Freud: Ink equals libido sublimated into written expression. Buying the stand is purchasing a socially acceptable outlet for forbidden stories—sexual confessions, childhood resentments—thereby avoiding neurosis. The transaction screen-memory disguises infantile “holding on” (feces = gift) transformed into cultural product.
What to Do Next?
- Morning Pages: Before speaking to anyone, fill three pages with ink—no typing. Let the dream stand dictate; your hand is the quill.
- Reality Check Contract: Write one promise to yourself, sign it, place it in a physical holder (mug, saucer). Visibility cues the unconscious that you honor its symbolism.
- Audit Your Medium: Are you using your best “ink”? Swap social-media splatters for parchment depth—start the novel, apology, or love letter the dream stocked.
FAQ
Is buying an empty ink-stand a bad omen?
Not necessarily. Emptiness is potential; the purchase means you are prepared to fill the void consciously, turning Miller’s “denunciation” risk into public declaration of your values.

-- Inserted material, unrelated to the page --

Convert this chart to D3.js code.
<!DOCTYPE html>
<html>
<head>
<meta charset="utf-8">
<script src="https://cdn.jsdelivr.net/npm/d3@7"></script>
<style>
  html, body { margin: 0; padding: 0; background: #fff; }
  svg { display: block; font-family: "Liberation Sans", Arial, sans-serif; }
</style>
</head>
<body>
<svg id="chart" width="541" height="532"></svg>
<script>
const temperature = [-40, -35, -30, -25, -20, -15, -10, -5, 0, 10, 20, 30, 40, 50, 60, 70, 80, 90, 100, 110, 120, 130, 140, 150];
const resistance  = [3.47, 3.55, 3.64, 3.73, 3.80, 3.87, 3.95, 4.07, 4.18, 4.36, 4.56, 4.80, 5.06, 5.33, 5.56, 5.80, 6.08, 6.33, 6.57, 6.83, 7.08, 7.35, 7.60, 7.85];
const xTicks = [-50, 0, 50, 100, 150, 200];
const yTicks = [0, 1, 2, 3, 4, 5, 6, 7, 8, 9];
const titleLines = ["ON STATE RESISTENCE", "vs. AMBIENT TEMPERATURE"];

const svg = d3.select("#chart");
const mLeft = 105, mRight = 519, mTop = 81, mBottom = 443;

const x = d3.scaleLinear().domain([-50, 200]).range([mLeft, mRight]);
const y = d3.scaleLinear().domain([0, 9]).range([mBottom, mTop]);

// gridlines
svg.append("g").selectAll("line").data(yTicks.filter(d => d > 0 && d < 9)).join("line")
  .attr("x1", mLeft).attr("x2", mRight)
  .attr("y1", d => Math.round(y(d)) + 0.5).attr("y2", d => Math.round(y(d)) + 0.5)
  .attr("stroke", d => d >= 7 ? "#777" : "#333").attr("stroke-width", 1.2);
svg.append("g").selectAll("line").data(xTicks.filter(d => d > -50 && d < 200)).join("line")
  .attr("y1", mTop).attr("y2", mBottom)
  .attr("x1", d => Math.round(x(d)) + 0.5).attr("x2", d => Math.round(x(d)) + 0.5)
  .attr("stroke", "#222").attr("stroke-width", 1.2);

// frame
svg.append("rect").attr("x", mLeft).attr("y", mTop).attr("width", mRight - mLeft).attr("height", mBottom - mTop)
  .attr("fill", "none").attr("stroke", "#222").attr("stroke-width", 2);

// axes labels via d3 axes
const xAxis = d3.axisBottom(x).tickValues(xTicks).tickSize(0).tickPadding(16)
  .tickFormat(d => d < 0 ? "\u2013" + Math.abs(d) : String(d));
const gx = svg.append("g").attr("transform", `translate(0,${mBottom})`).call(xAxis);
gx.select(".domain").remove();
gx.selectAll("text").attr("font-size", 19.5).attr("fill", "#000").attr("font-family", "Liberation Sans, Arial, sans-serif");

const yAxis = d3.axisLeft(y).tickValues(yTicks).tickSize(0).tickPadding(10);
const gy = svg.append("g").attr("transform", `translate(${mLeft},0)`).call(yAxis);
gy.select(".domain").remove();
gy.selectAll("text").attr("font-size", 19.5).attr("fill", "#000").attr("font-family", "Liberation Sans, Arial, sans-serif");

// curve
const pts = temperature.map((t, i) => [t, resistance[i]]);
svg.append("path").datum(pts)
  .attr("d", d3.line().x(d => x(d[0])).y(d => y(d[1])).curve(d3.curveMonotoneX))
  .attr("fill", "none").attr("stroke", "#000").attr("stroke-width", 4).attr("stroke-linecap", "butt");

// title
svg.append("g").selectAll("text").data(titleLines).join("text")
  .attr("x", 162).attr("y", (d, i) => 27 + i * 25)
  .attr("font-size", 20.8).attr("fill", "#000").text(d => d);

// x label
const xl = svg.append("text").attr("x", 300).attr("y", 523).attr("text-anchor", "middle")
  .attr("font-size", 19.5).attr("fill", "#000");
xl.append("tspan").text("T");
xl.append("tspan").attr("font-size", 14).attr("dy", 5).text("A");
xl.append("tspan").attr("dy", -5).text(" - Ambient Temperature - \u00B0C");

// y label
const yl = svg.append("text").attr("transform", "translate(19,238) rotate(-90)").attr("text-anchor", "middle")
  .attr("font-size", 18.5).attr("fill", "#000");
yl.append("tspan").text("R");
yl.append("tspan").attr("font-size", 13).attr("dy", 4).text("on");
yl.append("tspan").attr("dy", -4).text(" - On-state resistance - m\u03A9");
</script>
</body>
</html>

Why did I feel guilty after the purchase?
Guilt signals inherited beliefs that creativity is selfish or dangerous. Confront the inner censor: ask whose voice originally labeled your ink “permanent damage.”
Can this dream predict a real-life contract?
It previews a psychological contract rather than a literal document. Yet, within three moon cycles you may indeed sign, say, a mortgage or publisher’s deal—use the interim to clarify terms that honor your authentic script.
Summary
Buying an ink-stand in a dream is the moment your psyche invests in its own authorship, trading passivity for the power to write, sign, and seal your story. Honor the purchase: dip the quill daily, and the once-threatening ink becomes the bloodstream of a life you finally claim as self-written.
From the 1901 Archives"Empty ink-stands denote that you will narrowly escape public denunciation for some supposed injustice. To see them filled with ink, if you are not cautious, enemies will succeed in calumniation."